Au lendemain des attaques à Paris, le Belgo-Marocain est recherché par la police. Il suit Khalid El Bakraoui, futur kamikaze du métro bruxellois, qui propose de le cacher et entre en clandestinité. Mohamed Abrini fréquente plusieurs planques et laisse derrière lui un testament retrouvé par les enquêteurs. Il déclarera par la suite avoir écrit le texte alors qu'il savait qu'il n'allait pas mourir. Il ne voulait pas se faire remarquer par rapport aux autres qui écrivaient tous leur testament, justifie-t-il. Mais pour l'islamologue Mohamed Fahmi, le fait que l'accusé parle de lui-même "écarte les hypothèses du recopiage et du manque d'intérêt". Il utilise également des arguments d'inspiration djihadiste et cite l'organisation terroriste Etat islamique, ce qui démontre que l'accusé s'était approprié la propagande de l'EI, selon l'expert.
Dans une autre lettre attribuée à Mohamed Abrini, il tente de convaincre son ancienne petite amie d'entreprendre une hijra. Dans un contexte djihadiste, ce terme désigne le fait de se rendre d'un pays infidèle vers un pays religieux.
L'audience a redémarré vers 14h15 avec la présentation de la journée du 22 mars 2016 du point de vue de "l'homme au chapeau".
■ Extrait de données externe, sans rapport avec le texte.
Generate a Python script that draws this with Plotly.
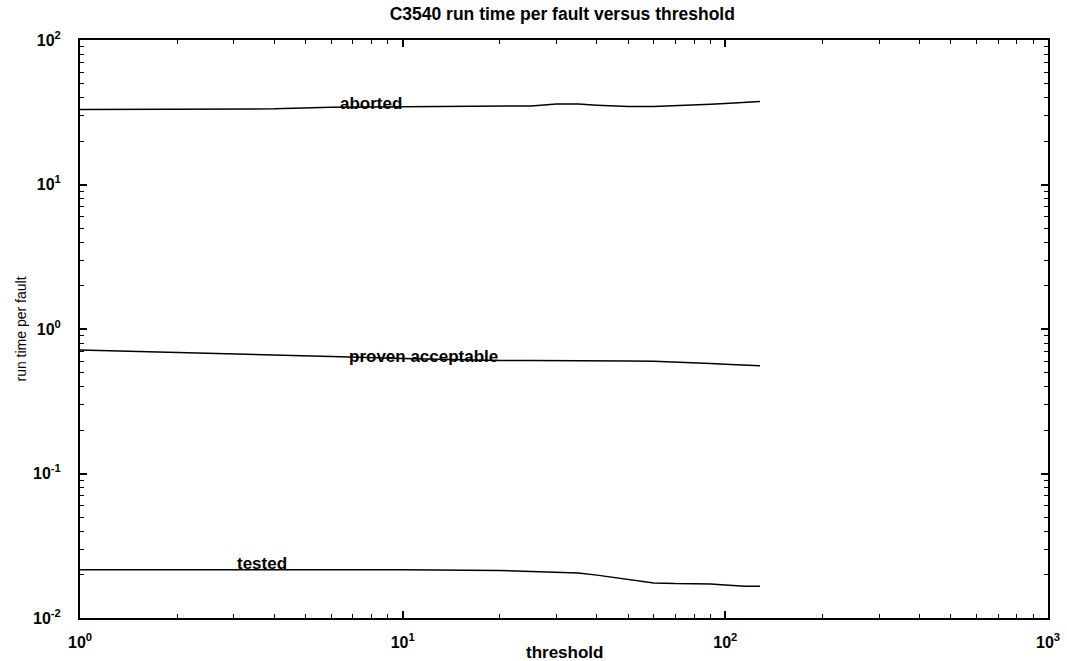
import math
import plotly.graph_objects as go

# ---- data ----
threshold = [1, 2, 3, 4, 6, 10, 15, 20, 25, 30, 35, 40, 50, 60, 70, 80, 90, 100, 115, 128]
aborted = [33.0, 33.0, 33.1, 33.4, 34.2, 34.5, 34.5, 34.6, 35.0, 36.0, 36.1, 35.4, 34.6, 34.6, 35.0, 35.5, 35.9, 36.4, 37.0, 37.5]
proven_acceptable = [0.715, 0.69, 0.675, 0.665, 0.645, 0.625, 0.612, 0.606, 0.605, 0.605, 0.604, 0.602, 0.600, 0.597, 0.592, 0.585, 0.578, 0.571, 0.563, 0.556]
tested = [0.0216, 0.0215, 0.0215, 0.0216, 0.0216, 0.0216, 0.0215, 0.0213, 0.0210, 0.0207, 0.0205, 0.0198, 0.0185, 0.0175, 0.0173, 0.0173, 0.0172, 0.0169, 0.0166, 0.0166]

# label anchor (threshold, value, pixel shift) for each curve
series = [("aborted", aborted, 8.0, 34.5, 3),
          ("proven acceptable", proven_acceptable, 11.6, 0.61, 4),
          ("tested", tested, 3.66, 0.0215, 6)]

x_tickvals = [1, 10, 100, 1000]
x_ticktext = ["<b>10<sup>0</sup></b>", "<b>10<sup>1</sup></b>", "<b>10<sup>2</sup></b>", "<b>10<sup>3</sup></b>"]
y_tickvals = [0.01, 0.1, 1, 10, 100]
y_ticktext = ["<b>10<sup>-2</sup></b>", "<b>10<sup>-1</sup></b>", "<b>10<sup>0</sup></b>", "<b>10<sup>1</sup></b>", "<b>10<sup>2</sup></b>"]

title_text = "C3540 run time per fault versus threshold"
x_title = "threshold"
y_title = "run time per fault"

x_minor = [m * 10 ** d for d in range(0, 3) for m in range(2, 10)]
y_minor = [m * 10 ** d for d in range(-2, 2) for m in range(2, 10)]

FONT = "Liberation Sans, Arial, Helvetica, sans-serif"

fig = go.Figure()
for name, vals, lx, ly, shift in series:
    fig.add_trace(go.Scatter(x=threshold, y=vals, mode="lines", name=name,
                             line=dict(color="black", width=1.5), showlegend=False,
                             hoverinfo="skip"))
    # annotation coordinates on log axes are given in log10 units
    fig.add_annotation(x=math.log10(lx), y=math.log10(ly), xref="x", yref="y",
                       text="<b>%s</b>" % name, showarrow=False, yshift=shift,
                       font=dict(family=FONT, size=17, color="black"))

# x-axis title placed as a paper annotation just below the tick labels
fig.add_annotation(x=0.5, y=0, xref="paper", yref="paper", text="<b>%s</b>" % x_title,
                   showarrow=False, xanchor="center", yanchor="middle", yshift=-34,
                   font=dict(family=FONT, size=17, color="black"))

axis_common = dict(type="log", showline=True, linecolor="black", linewidth=2, mirror="ticks",
                   ticks="inside", ticklen=7, tickwidth=1.5, tickcolor="black", showgrid=False,
                   zeroline=False, automargin=False,
                   tickfont=dict(family=FONT, size=16, color="black"))

fig.update_xaxes(range=[0, 3], tickmode="array", tickvals=x_tickvals, ticktext=x_ticktext,
                 minor=dict(tickmode="array", tickvals=x_minor, ticks="inside", ticklen=4,
                            tickcolor="black", tickwidth=1.2, showgrid=False),
                 ticklabelstandoff=9,
                 **axis_common)
fig.update_yaxes(range=[-2, 2], tickmode="array", tickvals=y_tickvals, ticktext=y_ticktext,
                 minor=dict(tickmode="array", tickvals=y_minor, ticks="inside", ticklen=4,
                            tickcolor="black", tickwidth=1.2, showgrid=False),
                 ticklabelstandoff=14,
                 title=dict(text=y_title, standoff=3,
                            font=dict(family="Liberation Sans Narrow, Liberation Sans, Arial Narrow, sans-serif",
                                      size=14, color="black")),
                 **axis_common)

fig.update_layout(
    width=1067, height=661,
    margin=dict(l=80, r=19, t=40, b=43),
    paper_bgcolor="white", plot_bgcolor="white",
    hovermode=False,
    title=dict(text="<b>%s</b>" % title_text, x=0.527, xanchor="center", y=0.979, yanchor="middle",
               font=dict(family=FONT, size=17.5, color="black")),
)

# remove the browser's default body margin so the figure fills the window exactly
fig.write_html("out.html", config={"displayModeBar": False},
               post_script="document.body.style.margin='0';")
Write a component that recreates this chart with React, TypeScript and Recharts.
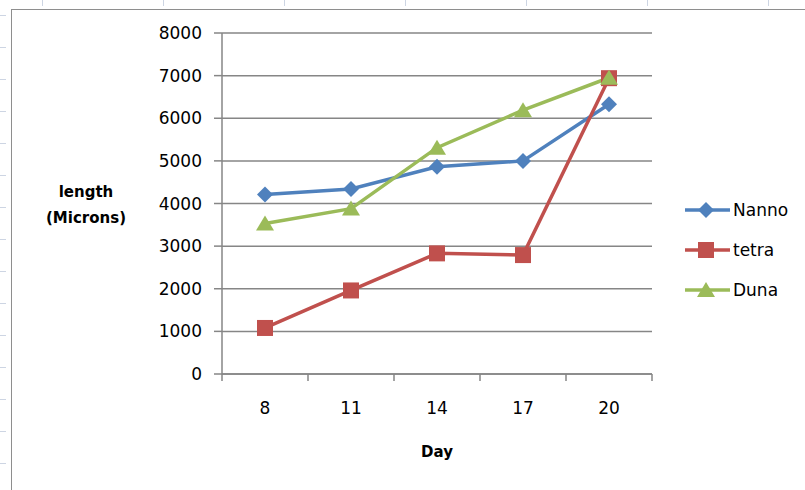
import React from "react";
import {
  LineChart,
  Line,
  XAxis,
  YAxis,
  CartesianGrid,
  Label,
} from "recharts";

const days = [8, 11, 14, 17, 20];
const nanno = [4210, 4340, 4860, 5000, 6330];
const tetra = [1080, 1960, 2830, 2790, 6940];
const duna = [3530, 3880, 5310, 6190, 6950];
const yTicks = [0, 1000, 2000, 3000, 4000, 5000, 6000, 7000, 8000];
// category edges, where Excel puts its tick marks
const dayEdges = [6.5, 9.5, 12.5, 15.5, 18.5, 21.5];

const seriesNames = ["Nanno", "tetra", "Duna"];
const seriesColors = ["#4F81BD", "#C0504D", "#9BBB59"];
const seriesShapes = ["diamond", "square", "triangle"];

const data = days.map((d, i) => ({
  day: d,
  Nanno: nanno[i],
  tetra: tetra[i],
  Duna: duna[i],
}));

const axisColor = "#868686";
const font = "'DejaVu Sans', sans-serif";

const MarkerShape = ({ cx, cy, shape, color }: any) => {
  if (cx == null || cy == null) return null;
  if (shape === "diamond")
    return (
      <polygon
        points={`${cx},${cy - 8} ${cx + 8},${cy} ${cx},${cy + 8} ${cx - 8},${cy}`}
        fill={color}
      />
    );
  if (shape === "square")
    return <rect x={cx - 8} y={cy - 8} width={16} height={16} fill={color} />;
  return (
    <polygon
      points={`${cx},${cy - 8} ${cx + 9},${cy + 7} ${cx - 9},${cy + 7}`}
      fill={color}
    />
  );
};

const DayTick = (props: any) => {
  const { x, y, payload } = props;
  if (dayEdges.includes(payload.value)) {
    return <line x1={x} x2={x} y1={y} y2={y + 7} stroke={axisColor} strokeWidth={1.5} />;
  }
  return (
    <text x={x} y={y + 34} dy="0.355em" textAnchor="middle" fontSize={17} fontFamily={font} fill="#000">
      {payload.value}
    </text>
  );
};

const App: React.FC = () => {
  return (
    <div
      style={{
        position: "absolute",
        left: 0,
        top: 0,
        width: 805,
        height: 490,
        overflow: "hidden",
        background: "#fff",
      }}
    >
      {/* spreadsheet remnants at the edges */}
      {Array.from({ length: 15 }).map((_, i) => (
        <div
          key={"l" + i}
          style={{ position: "absolute", left: 0, top: 15 + i * 32, width: 6, height: 1, background: "#cdd5e3" }}
        />
      ))}
      {Array.from({ length: 7 }).map((_, i) => (
        <div
          key={"t" + i}
          style={{ position: "absolute", top: 0, left: 42 + i * 121, width: 1, height: 6, background: "#cdd5e3" }}
        />
      ))}
      <div
        style={{
          position: "absolute",
          left: 11,
          top: 9,
          width: 820,
          height: 500,
          border: "1.5px solid #8e8e8e",
        }}
      />
      <div style={{ position: "absolute", left: 0, top: 0 }}>
        <LineChart
          width={805}
          height={490}
          data={data}
          margin={{ top: 33, right: 153, left: 22, bottom: 36 }}
        >
          <CartesianGrid vertical={false} stroke={axisColor} strokeWidth={1.5} />
          <XAxis
            dataKey="day"
            type="number"
            domain={[6.5, 21.5]}
            ticks={[...dayEdges, ...days].sort((a, b) => a - b)}
            interval={0}
            tickSize={0}
            tickMargin={0}
            tickLine={false}
            tick={<DayTick />}
            height={80}
            axisLine={{ stroke: axisColor, strokeWidth: 1.5 }}
          >
            <Label
              content={({ viewBox }: any) => (
                <text
                  x={viewBox.x + viewBox.width / 2}
                  y={viewBox.y + 78}
                  dy="0.355em"
                  textAnchor="middle"
                  fontSize={15}
                  fontWeight="bold"
                  fontFamily={font}
                  fill="#000"
                >
                  Day
                </text>
              )}
            />
          </XAxis>
          <YAxis
            type="number"
            domain={[0, 8000]}
            ticks={yTicks}
            width={200}
            tickSize={8}
            tickMargin={12}
            tick={{ fontSize: 17, fontFamily: font, fill: "#000" }}
            tickLine={{ stroke: axisColor, strokeWidth: 1.5 }}
            axisLine={{ stroke: axisColor, strokeWidth: 1.5 }}
          >
            <Label
              content={({ viewBox }: any) => {
                const cx = viewBox.x + 64;
                const cy = viewBox.y + viewBox.height / 2;
                return (
                  <text
                    textAnchor="middle"
                    fontSize={15}
                    fontWeight="bold"
                    fontFamily={font}
                    fill="#000"
                  >
                    <tspan x={cx} y={cy - 12} dy="0.355em">
                      length
                    </tspan>
                    <tspan x={cx} y={cy + 14} dy="0.355em">
                      (Microns)
                    </tspan>
                  </text>
                );
              }}
            />
          </YAxis>
          {seriesNames.map((name, i) => (
            <Line
              key={name}
              type="linear"
              dataKey={name}
              stroke={seriesColors[i]}
              strokeWidth={3.5}
              isAnimationActive={false}
              dot={(p: any) => (
                <MarkerShape
                  key={name + p.index}
                  cx={p.cx}
                  cy={p.cy}
                  shape={seriesShapes[i]}
                  color={seriesColors[i]}
                />
              )}
              activeDot={false}
            />
          ))}
        </LineChart>
      </div>
      {/* legend */}
      <div style={{ position: "absolute", left: 684, top: 190 }}>
        {seriesNames.map((name, i) => (
          <div key={name} style={{ display: "flex", alignItems: "center", height: 40 }}>
            <svg width={48} height={24}>
              <line x1={1} x2={46} y1={12} y2={12} stroke={seriesColors[i]} strokeWidth={3.5} />
              <MarkerShape cx={22} cy={12} shape={seriesShapes[i]} color={seriesColors[i]} />
            </svg>
            <span style={{ fontFamily: font, fontSize: 17, color: "#000", marginLeft: 1 }}>{name}</span>
          </div>
        ))}
      </div>
    </div>
  );
};

export default App;
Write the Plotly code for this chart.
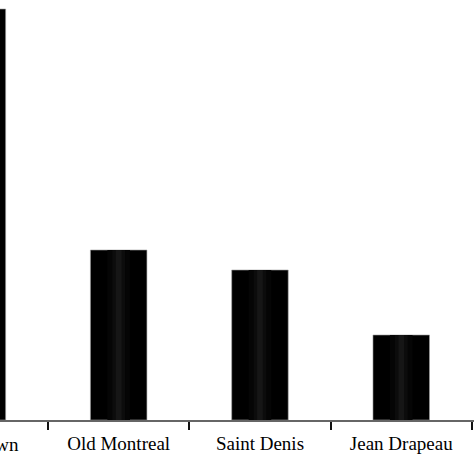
import plotly.graph_objects as go

# neighbourhoods (left one is cut off at the frame edge)
districts = ["Downtown", "Old Montreal", "Saint Denis", "Jean Drapeau"]
values = [41.1, 17.0, 15.0, 8.5]

fig = go.Figure()

# black bars, then a few narrow dark grey strips to fake the sheen
fig.add_trace(go.Bar(x=districts, y=values, width=0.4,
                     marker=dict(color="#000000", line=dict(color="#a0a0a0", width=0.6))))
fig.add_trace(go.Bar(x=districts, y=values, width=0.16,
                     marker=dict(color="#050505", line=dict(width=0))))
fig.add_trace(go.Bar(x=districts, y=values, width=0.09,
                     marker=dict(color="#0c0c0c", line=dict(width=0))))
fig.add_trace(go.Bar(x=districts, y=values, width=0.04,
                     marker=dict(color="#161616", line=dict(width=0))))

fig.update_layout(
    width=474, height=474,
    margin=dict(l=0, r=0, t=0, b=54),
    paper_bgcolor="white", plot_bgcolor="white",
    barmode="overlay", showlegend=False,
    font=dict(family="Liberation Serif, DejaVu Serif, serif", size=19, color="black"),
    xaxis=dict(
        type="category", range=[0.16, 3.515], automargin=False,
        showline=True, linecolor="#666666", linewidth=1.5,
        ticks="outside", tickson="boundaries", ticklen=8, tickwidth=2, tickcolor="#111111",
        ticklabelstandoff=5,
        showgrid=False, zeroline=False,
    ),
    yaxis=dict(range=[0, 42], visible=False, automargin=False),
)

# the first category's label sits mostly outside the frame, so it is
# drawn as an annotation hanging off the left edge
fig.add_annotation(text=districts[0], xref="paper", yref="paper", x=0, y=0,
                   xanchor="right", yanchor="top", xshift=21, yshift=-12,
                   showarrow=False, font=dict(size=19))

fig.write_html("out.html", config={"displayModeBar": False},
               post_script="document.body.style.margin='0';")
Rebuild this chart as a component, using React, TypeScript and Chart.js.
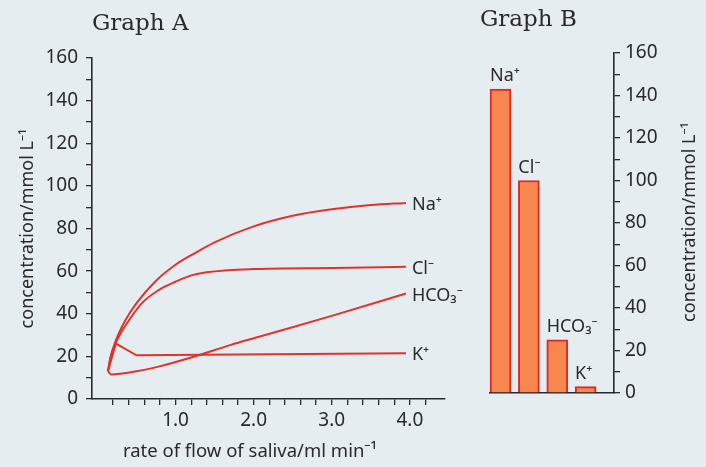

Mohamed Abrini faisait partie du trio de l'aéroport de Zaventem le 22 mars 2016. Il a accompagné les kamikazes Ibrahim El Bakraoui et Najim Laachraoui jusqu'à Brussels Airport, mais a abandonné sa bombe, renonçant à se faire exploser, et pris la fuite à pied. Il sera finalement arrêté le 8 avril 2016.
Au total, 10 hommes, dont un fait défaut, sont jugés devant la cour d'assises de Bruxelles pour les attaques perpétrées à l'aéroport de Zaventem et dans le métro bruxellois. Ces attentats ont fait 32 morts et des centaines de blessés.